9. Play by your own rules
The player may be a pro at the game but that doesn’t mean that you have to always play by their rules. To deal with dating a player without getting hurt, come up with some rules of your own and make it clear that you expect them to honor these. For instance, if spending the night together is too intimate and relationship-like for you, put a no sleepovers policy in place. Or make it clear that saying ‘I love you’ to each other is a no-go territory.
10. No tit for tat
When you’re dating a player, there will always be moments where you feel hurt and betrayed no matter how high you raise the walls to protect yourself. When that happens, steer clear of a tit-for-tat policy. Let’s say you learn that the person you’re dating has slept with a friend of yours. Even if you know that your relationship has no future, this sort of thing is bound to sting. And hard. Do what you need to process the hurt you’re feeling but under no circumstances must you end up sleeping with their friend just to get even. This will not do you any good but will definitely mess up your headspace, sending you spiraling down the path of unhealthy relationship patterns.
11. Know when to move on
This thing you’ve got going with a player isn’t going to last forever.

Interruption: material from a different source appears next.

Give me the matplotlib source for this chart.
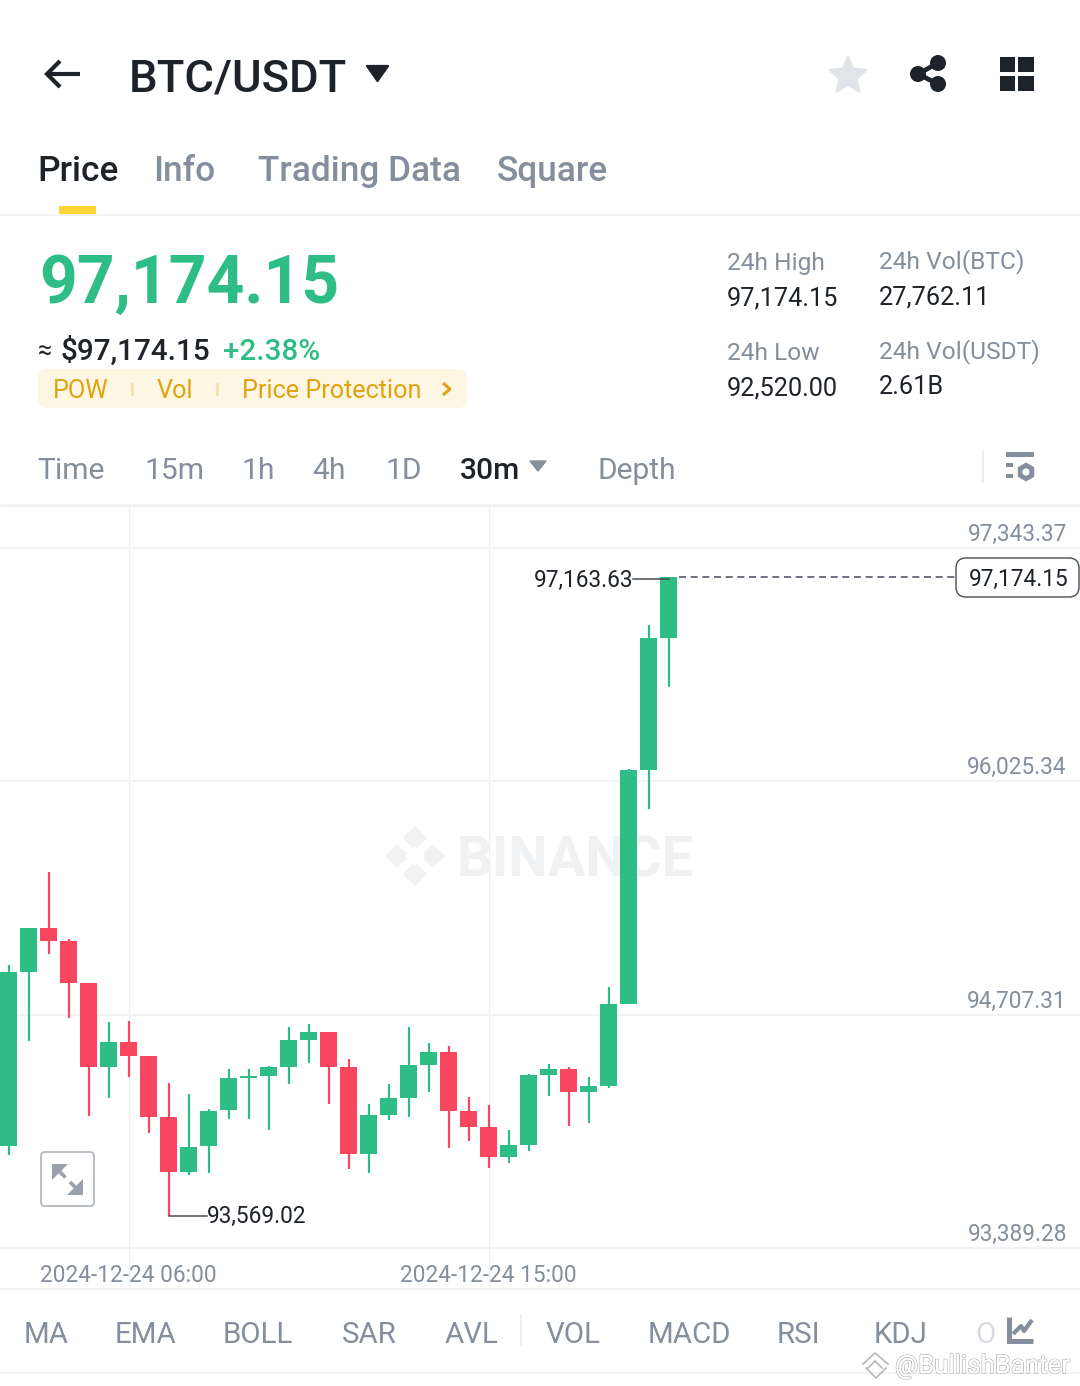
import matplotlib
matplotlib.use("Agg")
import matplotlib.pyplot as plt
import matplotlib.patheffects as pe
from matplotlib.patches import Polygon, Circle, FancyBboxPatch, Rectangle, RegularPolygon
from matplotlib.transforms import ScaledTranslation
import numpy as np

plt.rcParams['font.family'] = ['Roboto', 'DejaVu Sans']

# ---------- data ----------
opens  = [93965,94950,95194,95123,94884,94410,94551,94474,94127,93820,93965,94167,94349,94362,94413,94562,94607,
          94410,93922,94139,94235,94423,94496,94163,94071,93901,93973,94365,94400,94269,94306,94769,96087,96833]
highs  = [94988,95194,95509,95133,94884,94667,94673,94474,94323,94259,94174,94400,94398,94419,94639,94654,94607,
          94455,94201,94315,94636,94545,94530,94240,94195,94056,94370,94427,94413,94353,94862,96093,96904,97174.15]
lows   = [93915,94559,95048,94687,94135,94235,94353,94037,93569.02,93801,93811,94116,94116,94056,94314,94432,94201,
          93834,93814,94112,94127,94269,93952,93993,93841,93867,93937,94248,94076,94093,94291,94769,95867,96558]
closes = [94948,95194,95123,94884,94410,94551,94474,94127,93820,93961,94165,94349,94362,94413,94562,94607,94410,
          93922,94139,94235,94423,94496,94163,94071,93901,93973,94365,94400,94269,94306,94769,96085,96833,97174.15]
price_levels = [97343.37, 96025.34, 94707.31, 93389.28]
price_labels = ['97,343.37', '96,025.34', '94,707.31', '93,389.28']
time_ticks = [6, 24]
time_labels = ['2024-12-24 06:00', '2024-12-24 15:00']
high_value, high_label = 97174.15, '97,163.63'
low_value, low_label = 93569.02, '93,569.02'
last_value, last_label = 97174.15, '97,174.15'
tabs = ['Price', 'Info', 'Trading Data', 'Square']
intervals = ['Time', '15m', '1h', '4h', '1D', '30m', 'Depth']
indicators = ['MA', 'EMA', 'BOLL', 'SAR', 'AVL', 'VOL', 'MACD', 'RSI', 'KDJ']

GREEN, RED = '#2EBD85', '#F9475F'
DARK, GREY = '#1E2329', '#848E9C'
RULE = '#F2F3F5'
W, H = 1080, 1386

fig = plt.figure(figsize=(W/100, H/100), dpi=100, facecolor='white')
ui = fig.add_axes([0, 0, 1, 1], zorder=0)
ui.set_xlim(0, W); ui.set_ylim(H, 0); ui.axis('off')

def T(x, yc, s, px, color=DARK, weight='normal', ha='left', **kw):
    return ui.text(x, yc + 0.356*px, s, fontsize=px*0.72, color=color, weight=weight,
                   ha=ha, va='baseline', **kw)

def rule(y, x0=0, x1=W, c=RULE, lw=2):
    ui.plot([x0, x1], [y, y], color=c, lw=lw*0.72, solid_capstyle='butt')

# ---------- header ----------
ui.plot([47, 80], [74, 74], color=DARK, lw=3.0, solid_capstyle='butt')
ui.plot([60, 47, 60], [61, 74, 87], color=DARK, lw=3.0, solid_capstyle='butt', solid_joinstyle='miter')
T(128.5, 75, 'BTC/USDT', 45.5, weight='medium')
ui.add_patch(Polygon([(367, 66), (388, 66), (377.5, 81)], closed=True, fc=DARK, ec=DARK, lw=1.6, joinstyle='round'))

star = [(848 + (19 if k % 2 == 0 else 8.5)*np.sin(k*np.pi/5), 76 - (19 if k % 2 == 0 else 8.5)*np.cos(k*np.pi/5)) for k in range(10)]
ui.add_patch(Polygon(star, closed=True, fc='#E1E4E8', ec='#E1E4E8', lw=2, joinstyle='round'))

ui.plot([938, 918, 938], [63, 74, 84], color=DARK, lw=3.4, solid_capstyle='butt')
for cx, cy in [(938, 63), (918, 74), (938, 84)]:
    ui.add_patch(Circle((cx, cy), 8, fc=DARK, ec='none'))

for x0, y0, w, h in [(1000, 57, 15, 15), (1018, 57, 16, 15), (1000, 76, 15, 15), (1018, 76, 16, 15)]:
    ui.add_patch(Rectangle((x0, y0), w, h, fc=DARK, ec='none'))

# ---------- tabs ----------
for s, x, c in zip(tabs, [37.5, 153.5, 258, 497], [DARK, GREY, GREY, GREY]):
    T(x, 168.5, s, 35.3, color=c, weight='medium')
ui.add_patch(Rectangle((59, 206), 37, 8, fc='#FCD535', ec='none'))
rule(214.5)

# ---------- price block ----------
T(39, 280, '97,174.15', 66, color=GREEN, weight='bold')
T(38, 349, '≈', 25, weight='normal')
T(61, 349, '$97,174.15', 29.6, weight='medium')
T(223.5, 349, '+2.38%', 29.6, color=GREEN, weight='medium')

ui.add_patch(FancyBboxPatch((38, 369), 429, 39, boxstyle='round,pad=0,rounding_size=9', fc='#FDF6E3', ec='none'))
AMB = '#E0A30E'
T(53, 389, 'POW', 25.2, color=AMB)
T(157, 389, 'Vol', 25.2, color=AMB)
T(242.5, 389, 'Price Protection', 25.2, color=AMB)
for x in [132, 217]:
    ui.plot([x, x], [384, 394], color='#F3DFA8', lw=2)
ui.plot([443, 450, 443], [383, 389, 395], color=AMB, lw=2.2, solid_capstyle='butt')

for x, y1, y2, a, b in [(727, 261, 296, '24h High', '97,174.15'), (879, 260, 295, '24h Vol(BTC)', '27,762.11'),
                        (727, 351, 386, '24h Low', '92,520.00'), (879, 350, 385, '24h Vol(USDT)', '2.61B')]:
    T(x, y1, a, 24.5, color=GREY)
    T(x, y2, b, 25.3)

# ---------- interval row ----------
for s, x in zip(intervals, [37, 144, 241.5, 312.5, 385.5, 459.5, 597.5]):
    if s == '30m':
        T(x, 468, s, 30, weight='medium')
    else:
        T(x, 468, s, 30, color=GREY)
ui.add_patch(Polygon([(530, 461), (546, 461), (538, 471)], closed=True, fc=GREY, ec=GREY, lw=1))
ui.plot([983, 983], [452, 482], color='#EAECEF', lw=1.4)
ui.add_patch(Rectangle((1006, 452), 28, 4.5, fc=GREY, ec='none'))
ui.add_patch(Rectangle((1006, 463), 7, 4, fc=GREY, ec='none'))
ui.add_patch(Rectangle((1006, 474), 7, 4, fc=GREY, ec='none'))
ui.add_patch(RegularPolygon((1026, 472), 6, radius=9.5, fc=GREY, ec='none'))
ui.add_patch(Circle((1026, 472), 3.6, fc='white', ec='none'))
rule(505, lw=3)

# ---------- chart watermark ----------
WM = '#F0F1F3'
for cx, cy, r in [(415, 838, 12), (415, 874, 12), (397, 856, 12), (433, 856, 12)]:
    ui.add_patch(Polygon([(cx, cy-r), (cx+r, cy), (cx, cy+r), (cx-r, cy)], closed=True, fc=WM, ec='none'))
ui.add_patch(Polygon([(415, 846), (425, 856), (415, 866), (405, 856)], closed=True, fc='white', ec='none'))
T(457, 857, 'BINANCE', 56, color=WM, weight='bold')

# ---------- candlestick axes ----------
py = (1248 - 781) / (price_levels[1] - price_levels[3])   # px per dollar
top, bot = 505, 1288
ax = fig.add_axes([0, 1 - bot/H, 1, (bot - top)/H], zorder=1)
ax.patch.set_alpha(0)
ax.set_xlim(-0.425, 53.575)
ax.set_ylim(price_levels[3] - (bot - 1248)/py, price_levels[3] + (1248 - top)/py)
for s in ax.spines.values():
    s.set_visible(False)
ax.set_axisbelow(True)
ax.grid(True, axis='y', color=RULE, lw=1.5)
ax.grid(True, axis='x', color='#ECEEF1', lw=0.9)
ax.yaxis.tick_right()
ax.set_yticks(price_levels, price_labels)
ax.set_xticks(time_ticks, time_labels)
LBL = 22.6*0.72
ax.tick_params(axis='y', length=0, pad=-13*0.72, labelsize=LBL, labelcolor=GREY)
ax.tick_params(axis='x', length=0, pad=-24*0.72, labelsize=LBL, labelcolor=GREY)
up2 = ScaledTranslation(0, 0.02, fig.dpi_scale_trans)
for lab in ax.get_yticklabels():
    lab.set_ha('right'); lab.set_va('bottom')
    lab.set_transform(lab.get_transform() + up2)

idx = np.arange(len(opens))
o, h, l, c = map(np.array, (opens, highs, lows, closes))
colors = [GREEN if ci >= oi else RED for oi, ci in zip(o, c)]
ax.vlines(idx, l, h, colors=colors, lw=1.6, zorder=3)
ax.bar(idx, np.abs(c - o), bottom=np.minimum(o, c), width=0.86, color=colors, zorder=4)

# high / low / last markers
ax.plot([len(opens) - 1, 31.2], [high_value - 8, high_value - 8], color='#474D57', lw=1.1, zorder=5)
ax.annotate(high_label, (31.2, high_value - 8), xytext=(0.5, -0.8), textcoords='offset points',
            ha='right', va='center', fontsize=LBL, color=DARK, zorder=6)
ax.plot([8, 9.9], [low_value, low_value], color='#474D57', lw=1.1, zorder=5)
ax.annotate(low_label, (9.9, low_value), xytext=(0, 0), textcoords='offset points',
            ha='left', va='center', fontsize=LBL, color=DARK, zorder=6)
ax.plot([33.5, 47.3], [last_value, last_value], color='#6B7280', lw=1.4, dashes=(3.6, 2.4), zorder=2)
ax.annotate(last_label, (50.5, last_value), xytext=(0, -1.5), textcoords='offset points',
            ha='center', va='center', fontsize=LBL, color=DARK, zorder=6, annotation_clip=False)
ui.add_patch(FancyBboxPatch((956, 558), 123, 39, boxstyle='round,pad=0,rounding_size=10',
                            fc='white', ec='#474D57', lw=1.0))

# ---------- expand button ----------
ui.add_patch(FancyBboxPatch((41, 1152), 53, 54, boxstyle='round,pad=0,rounding_size=4',
                            fc='white', ec='#AEB4BC', lw=1.2))
AR = '#9AA1AC'
ui.add_patch(Polygon([(52, 1164), (68, 1164), (52, 1180)], closed=True, fc=AR, ec='none'))
ui.add_patch(Polygon([(83, 1195), (67, 1195), (83, 1179)], closed=True, fc=AR, ec='none'))
ui.plot([58, 65.5], [1170, 1177.5], color=AR, lw=2.6, solid_capstyle='butt')
ui.plot([77, 70], [1189, 1182], color=AR, lw=2.6, solid_capstyle='butt')

# ---------- bottom row ----------
rule(1288.5)
rule(1372.5)
for s, x in zip(indicators, [23.5, 114.5, 222.5, 341.5, 445, 545.5, 647.5, 776.5, 873.5]):
    T(x, 1332, s, 29.5, color=GREY)
ui.plot([521, 521], [1315, 1345], color='#EAECEF', lw=1.2)
T(975, 1332, 'O', 29.5, color='#D8DBE0')
ui.plot([1009, 1009, 1033], [1317, 1341, 1341], color=GREY, lw=3.6, solid_capstyle='butt', solid_joinstyle='miter')
ui.plot([1013, 1021, 1024, 1032], [1334, 1326, 1331, 1320], color=GREY, lw=3, solid_capstyle='butt')

# ---------- corner watermark ----------
T(895, 1364, '@BullishBanter', 25.8, color='white',
  path_effects=[pe.withStroke(linewidth=1.0, foreground='#A8ACB2'), pe.Normal()])
for pts in [[(863, 1364), (875, 1353), (888, 1364)], [(868, 1368), (875, 1361), (882, 1368)], [(866, 1368), (876, 1378), (886, 1368)]]:
    ui.plot(*zip(*pts), color='#B5B8BD', lw=1.2)

fig.savefig('out.png', dpi=100, facecolor='white')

At any point, if you feel that the experience of dating a player has run its course or you start getting emotionally attached to them, don’t hesitate to pull the plug. You mustn’t wait around for the player to call it quits. In fact, it is recommended that you take that call whenever you feel ready to avoid being caught in the web of no closure. Dating a player is as far removed from a wholesome relationship experience as can be. But it sure can stir in a lot of thrill and excitement in your life as long as you don’t get too attached. If you think you can do that, go ahead and play the player who’s trying to play you.